Besides science labs, will there be any other modifications going on this summer?
“Definitely the labs, and downstairs, behind the theater space, there will be new things going on, changes with the Mac lab. There will be a lot of guys who will have taken the video production program. It will help theater, and I think the videos that come out of this building will be really cool. I’m excited about it.”
What are your goals going forward for next year for Jesuit? Do you have ideas for improvements on campus?
“I hear that sometimes kids play games on their iPads in class. I would like that to stop. It must frustrate the teachers. This is the challenge: there is a lot of neat stuff on the iPad, how do you not give in to the distractions? My philosophical response is that it’s good for you to have the distractions because you will always have the distractions, but you need to figure out how not to succumb to them. I think part of the growth and maturity process is learning how to filter out the distractions. That would be my wish for you guys, that we would continue to improve on that.”
Are there any new faculty members coming next year?
“I would love for us to talk about this more in the Fall. One interesting thing to note is that we will be offering Mandarin next year. That is all lined up and the teacher is hired.”
How do you think the school can still grow, even though we have had a lot of success thus far? Where do we go from here?
“I think you guys are a part of this. Someone congratulated me about the cycling team, and I think he got his information from the Roundup. The publicity now is better, more consistent, faster, more reliable. Now we throw Twitter on top of it, and word travels so quickly. Publicizing things is where some of these changes will happen. For example, a lot of people don’t realize how strong our Latin program is. Now they are starting to because we are starting to publicize it. The same is true of robotics and cycling. The publicity is getting out there, and it’s great because the school is multi-faceted, and people are obviously going to your site to see it.”

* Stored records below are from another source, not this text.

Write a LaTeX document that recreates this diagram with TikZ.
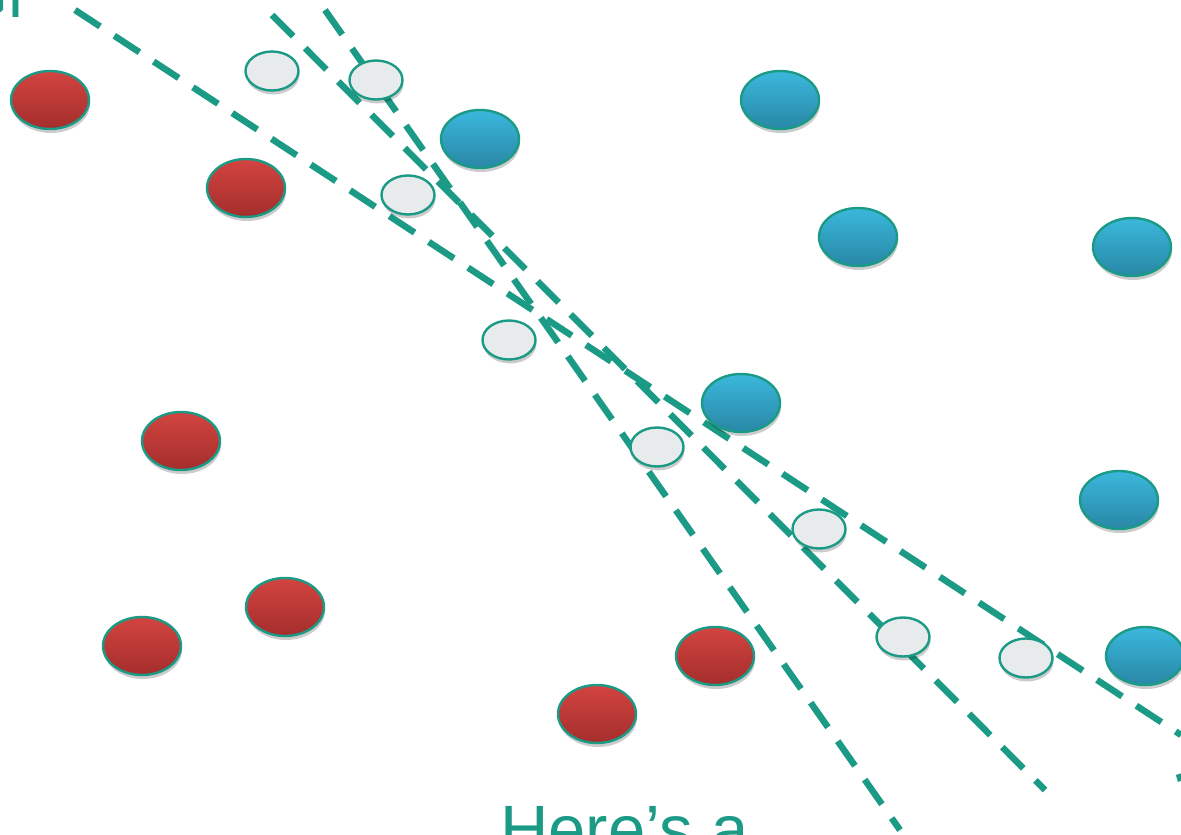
\documentclass[tikz,border=0pt]{standalone}
\usepackage{fontspec}
\setmainfont{Liberation Sans}
\usetikzlibrary{shadows,shapes.geometric}
\definecolor{teal1}{HTML}{1B9A86}
\definecolor{redtop}{HTML}{D24440}
\definecolor{redbot}{HTML}{A42E2C}
\definecolor{bluetop}{HTML}{3AB8DC}
\definecolor{bluebot}{HTML}{2987A6}
\definecolor{pale}{HTML}{E8EBEC}
\tikzset{
  pt/.style={ellipse, draw=teal1, line width=2.4pt, inner sep=0pt,
    drop shadow={shadow xshift=1pt, shadow yshift=-4pt, fill=black, opacity=0.2}},
  redpt/.style={pt, minimum width=78pt, minimum height=58pt, top color=redtop, bottom color=redbot},
  bluept/.style={pt, minimum width=78pt, minimum height=58pt, top color=bluetop, bottom color=bluebot},
  whitept/.style={pt, minimum width=53pt, minimum height=39pt, fill=pale},
  sep/.style={draw=teal1, line width=6.5pt, dash pattern=on 30pt off 17pt},
  lbl/.style={text=teal1, font=\fontsize{67}{70}\selectfont, inner sep=0pt}
}
\begin{document}
\begin{tikzpicture}[x=1pt,y=-1pt]
\useasboundingbox (0,0) rectangle (1181,835);
\clip (0,0) rectangle (1181,835);
% text fragments
\node[lbl, anchor=base east] (tl) at (24,17) {Gl};
\node[lbl, anchor=base west] (here) at (500,852) {Here’s a};
% line endpoints
\coordinate (a1) at (75,10);
\coordinate (a2) at (1181,735);
\coordinate (b1) at (272,15);
\coordinate (b2) at (1045,790);
\coordinate (c1) at (325,10);
\coordinate (c2) at (900,830);
\coordinate (d1) at (1179,774);
\coordinate (d2) at (1181,781);
\draw[sep] (a1) -- (a2);
\draw[sep] (b1) -- (b2);
\draw[sep] (c1) -- (c2);
\draw[draw=teal1, line width=6.5pt] (d1) -- (d2);
% red points
\node[redpt] (r1) at (50,100) {};
\node[redpt] (r2) at (246,188) {};
\node[redpt] (r3) at (181,441) {};
\node[redpt] (r4) at (285,607) {};
\node[redpt] (r5) at (142,646) {};
\node[redpt] (r6) at (597,714) {};
\node[redpt] (r7) at (715,656) {};
% blue points
\node[bluept] (b1n) at (480,139) {};
\node[bluept] (b2n) at (780,100) {};
\node[bluept] (b3n) at (858,237) {};
\node[bluept] (b4n) at (1132,247) {};
\node[bluept] (b5n) at (741,403) {};
\node[bluept] (b6n) at (1119,500) {};
\node[bluept] (b7n) at (1145,656) {};
% white points
\node[whitept] (w1) at (272,71) {};
\node[whitept] (w2) at (376,80) {};
\node[whitept] (w3) at (408,195) {};
\node[whitept] (w4) at (509,340) {};
\node[whitept] (w5) at (657,447) {};
\node[whitept] (w6) at (819,529) {};
\node[whitept] (w7) at (903,637) {};
\node[whitept] (w8) at (1026,658) {};
\end{tikzpicture}
\end{document}
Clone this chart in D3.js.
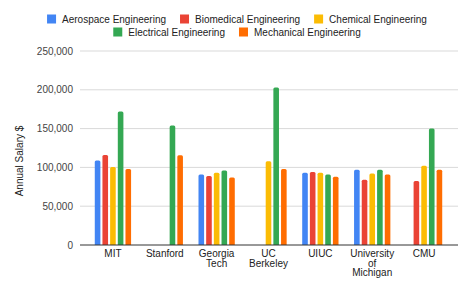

In reference to the senior convocation, how do you think Cory Hazelbaker’s choice to attend West Point reflects the call to serve at Jesuit?
“It’s a generational thing. From my generation, when I was a junior in 1991, Desert Storm was a big deal and a part of our thinking, and the generation before me was Vietnam, and military strength was more on people’s minds. I think it’s important to realize that, even though we are not in the middle of a military crisis, we still need good people to serve in this way. It’s bad to forget that this need is there, and I think it’s important to recognize people for this service. We have alums right now who are on active duty in dangerous capacities, and I think it’s not something that gets talked about a lot, and I think we should talk about it a little more.”
At the leadership retreat a few weeks ago, they talked about the motto: “Men for and with Others.” Is Jesuit considering changing the motto in this way?
“I don’t know of any conscious decision to change it, but it’s a good way to think about it. The idea is serve here and now, don’t talk about doing it later. Mr. Perry will tell you that ‘Charity is distant, and service is face-to-face.’ You will hear that a lot with community service as seniors. This is getting face-to-face with the people who need our assistance.”
What do you think about how this year we started singing the alma mater?
“I think it was Father [Billy] Huete’s idea, and I think it’s great. At the senior convocation, we were singing to a recorded song, and we didn’t really need it because everyone was singing. I like it.”